Unidade do CAPS

CAPS não é chacota: por que é errado fazer piada com esse serviço? 

Os Centros de Atenção Psicossocial (CAPS) são serviços públicos que atendem às necessidades de saúde mental das pessoas

Por Beatriz de Oliveira

09|10|2024

Alterado em 09|10|2024

Não raro, vemos nas redes sociais conteúdos e comentários que ridicularizam pacientes dos Centros de Atenção Psicossocial (CAPS). Atrás do tom de piada das publicações, entretanto, está a descredibilização de um serviço público e a estigmatização de seus usuários. É isso que defende a psicóloga e psicanalista Késia Rodrigues. “Os memes tem o intuito de ridicularizar um serviço e trazer um discurso manicomial de uma forma jocosa. A piada é um lugar político”, pontua.

Os CAPS são serviços ligados ao Sistema Único de Saúde (SUS) que atendem às necessidades de saúde mental das pessoas. “É um serviço de saúde substitutivo aos manicômios que visa atender pessoas em sofrimento psíquico grave, com dimensão integral de cuidado. Então além da psiquiatria, tem serviço de psicologia, enfermagem, terapeutas ocupacionais. É um espaço para as pessoas passarem o dia”, explica. 

mulher negra de tranças

Késia Rodrigues é psicóloga e psicanalista

©arquivo pessoal

Késia acrescenta que esse serviço tem como objetivo fortalecer a autonomia dos indivíduos e o vínculo deles com o seu território. “Os CAPS têm a impressão de serem casas dentro da comunidade, diferente dos manicômios que estavam em lugares afastados e fora desse lugar social”, diz. 
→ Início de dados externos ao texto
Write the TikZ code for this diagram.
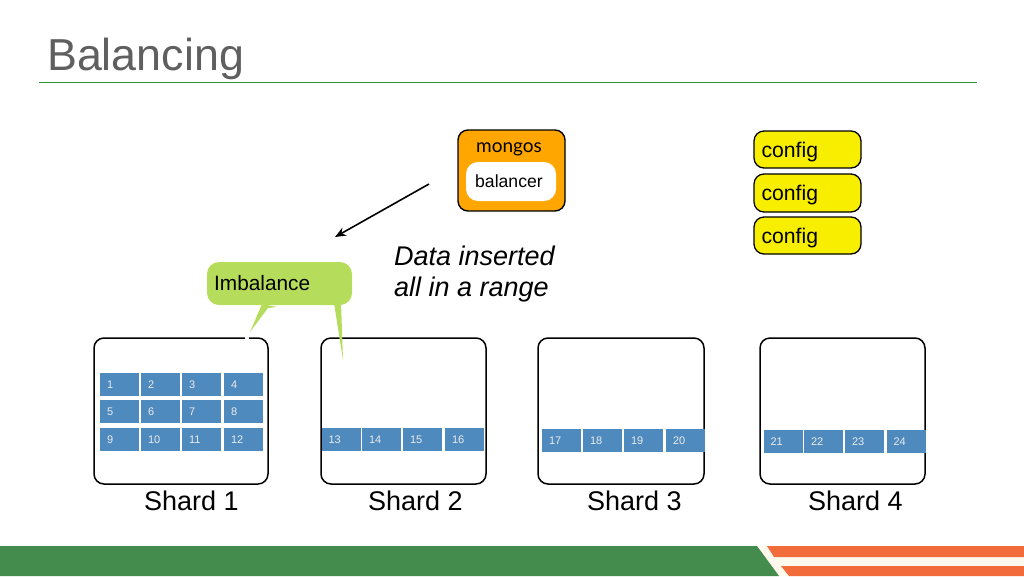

Moradora de Diadema (SP), Carla de Oliveira, de 19 anos, passou dois anos em tratamento no CAPS, a fim de lidar com déficit de atenção, transtorno de ansiedade e depressão. Sobre os memes em relação a esse serviço, considera alguns engraçados e outros desrespeitosos.

A jovem conta que se sentia acolhida pelos profissionais e pelos grupos de convivência que participava. Além disso, recebeu orientações sobre questões como mercado de trabalho e vida sexual. “Se hoje eu estou melhor, mais centrada, foi por conta desses profissionais [do CAPS]”, diz. 

jovem usa óculos e tem cabelos cacheados

Carla de Oliveira frequentou o CAPS por dois anos

©arquivo pessoal

Atualmente, o Brasil conta com 2.795 CAPS, segundo o Ministério da Saúde. Apesar de não haver dados sobre a raça dos usuários, a psicanalista Késia Rodrigues destaca que grande parte são pessoas negras e que a ridicularização do CAPS também exibe traços de racismo. Nota-se que dos 150 milhões de brasileiros que são totalmente dependentes do SUS, 67% deste número são pessoas negras, segundo a Sociedade Brasileira de Medicina de Família e Comunidade.

“A maioria das pessoas com transtorno mental grave e que foram institucionalizadas são pessoas pretas. Ridicularizar essas pessoas mais uma vez desumaniza. Então, há essa junção muito forte do racismo quando a gente fala de manicômio e de pessoas em sofrimento psíquico”, afirma.

A psicóloga também alerta que os memes sobre o CAPS induzem ao cuidado individual, despolitizado e particular. “Devido à lógica mercadológica, as pessoas acreditam que só o cuidado individual funciona, e o CAPS é um serviço coletivo. Os memes desqualificam esse cuidado que é político, pensado no território, na inclusão”.